▸ WHAT THE TASK REQUIRES:
Reproduce every line of the listing as written, apart from the pictures.

▸ DATASET CONTENT:
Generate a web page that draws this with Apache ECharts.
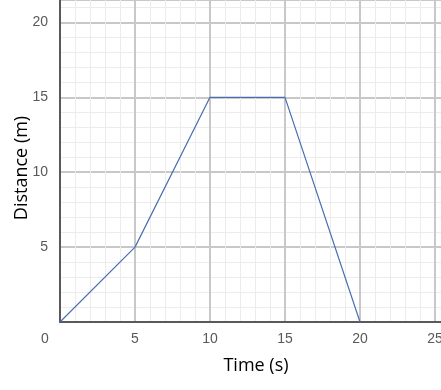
<!DOCTYPE html>
<html><head><meta charset="utf-8">
<script src="https://cdn.jsdelivr.net/npm/echarts@6/dist/echarts.min.js"></script>
<style>html,body{margin:0;padding:0;background:#fff}#c{width:441px;height:390px}</style>
</head><body><div id="c"></div>
<script>
const times = [0, 5, 10, 15, 20];
const distances = [0, 5, 15, 15, 0];
const xTitle = 'Time (s)';
const yTitle = 'Distance (m)';

const chart = echarts.init(document.getElementById('c'));
chart.setOption({
  animation: false,
  grid: { left: 60, top: 0, right: -3, bottom: 68, containLabel: false, outerBoundsMode: 'none' },
  xAxis: {
    type: 'value', min: 0, max: 25.6, interval: 5,
    name: xTitle, nameLocation: 'middle', nameGap: 35, nameMoveOverlap: false,
    nameTextStyle: { color: '#000', fontSize: 18, fontFamily: 'Open Sans', padding: [0, 0, 0, 8] },
    axisLine: { show: true, lineStyle: { color: '#595959', width: 2 } },
    axisTick: { show: false },
    axisLabel: { color: '#595959', fontSize: 14, fontFamily: 'Liberation Sans', margin: 10, showMaxLabel: false,
      formatter: v => v === 0 ? '{z|0}' : String(v),
      rich: { z: { color: '#595959', fontSize: 14, fontFamily: 'Liberation Sans', padding: [0, 30, 0, 0] } } },
    splitLine: { show: true, lineStyle: { color: '#c8c8c8', width: 2 } },
    minorTick: { show: false, splitNumber: 5 },
    minorSplitLine: { show: true, lineStyle: { color: '#ececec', width: 1 } }
  },
  yAxis: {
    type: 'value', min: 0, max: 21.5, interval: 5,
    name: yTitle, nameLocation: 'middle', nameGap: 29, nameMoveOverlap: false,
    nameTextStyle: { color: '#000', fontSize: 18, fontFamily: 'Open Sans', padding: [0, 14, 0, 0] },
    axisLine: { show: true, lineStyle: { color: '#595959', width: 2 } },
    axisTick: { show: false },
    axisLabel: { color: '#595959', fontSize: 14, fontFamily: 'Liberation Sans', margin: 12, showMaxLabel: false,
      formatter: v => v === 0 ? '' : String(v) },
    splitLine: { show: true, lineStyle: { color: '#c8c8c8', width: 2 } },
    minorTick: { show: false, splitNumber: 5 },
    minorSplitLine: { show: true, lineStyle: { color: '#ececec', width: 1 } }
  },
  series: [{
    type: 'line',
    data: times.map((t, i) => [t, distances[i]]),
    symbol: 'none',
    lineStyle: { color: '#4a6eb0', width: 1.2 }
  }]
});
</script></body></html>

▸ ANSWER IN FULL:
Generate a web page that draws this with Apache ECharts.
<!DOCTYPE html>
<html><head><meta charset="utf-8">
<script src="https://cdn.jsdelivr.net/npm/echarts@6/dist/echarts.min.js"></script>
<style>html,body{margin:0;padding:0;background:#fff}#c{width:441px;height:390px}</style>
</head><body><div id="c"></div>
<script>
const times = [0, 5, 10, 15, 20];
const distances = [0, 5, 15, 15, 0];
const xTitle = 'Time (s)';
const yTitle = 'Distance (m)';

const chart = echarts.init(document.getElementById('c'));
chart.setOption({
  animation: false,
  grid: { left: 60, top: 0, right: -3, bottom: 68, containLabel: false, outerBoundsMode: 'none' },
  xAxis: {
    type: 'value', min: 0, max: 25.6, interval: 5,
    name: xTitle, nameLocation: 'middle', nameGap: 35, nameMoveOverlap: false,
    nameTextStyle: { color: '#000', fontSize: 18, fontFamily: 'Open Sans', padding: [0, 0, 0, 8] },
    axisLine: { show: true, lineStyle: { color: '#595959', width: 2 } },
    axisTick: { show: false },
    axisLabel: { color: '#595959', fontSize: 14, fontFamily: 'Liberation Sans', margin: 10, showMaxLabel: false,
      formatter: v => v === 0 ? '{z|0}' : String(v),
      rich: { z: { color: '#595959', fontSize: 14, fontFamily: 'Liberation Sans', padding: [0, 30, 0, 0] } } },
    splitLine: { show: true, lineStyle: { color: '#c8c8c8', width: 2 } },
    minorTick: { show: false, splitNumber: 5 },
    minorSplitLine: { show: true, lineStyle: { color: '#ececec', width: 1 } }
  },
  yAxis: {
    type: 'value', min: 0, max: 21.5, interval: 5,
    name: yTitle, nameLocation: 'middle', nameGap: 29, nameMoveOverlap: false,
    nameTextStyle: { color: '#000', fontSize: 18, fontFamily: 'Open Sans', padding: [0, 14, 0, 0] },
    axisLine: { show: true, lineStyle: { color: '#595959', width: 2 } },
    axisTick: { show: false },
    axisLabel: { color: '#595959', fontSize: 14, fontFamily: 'Liberation Sans', margin: 12, showMaxLabel: false,
      formatter: v => v === 0 ? '' : String(v) },
    splitLine: { show: true, lineStyle: { color: '#c8c8c8', width: 2 } },
    minorTick: { show: false, splitNumber: 5 },
    minorSplitLine: { show: true, lineStyle: { color: '#ececec', width: 1 } }
  },
  series: [{
    type: 'line',
    data: times.map((t, i) => [t, distances[i]]),
    symbol: 'none',
    lineStyle: { color: '#4a6eb0', width: 1.2 }
  }]
});
</script></body></html>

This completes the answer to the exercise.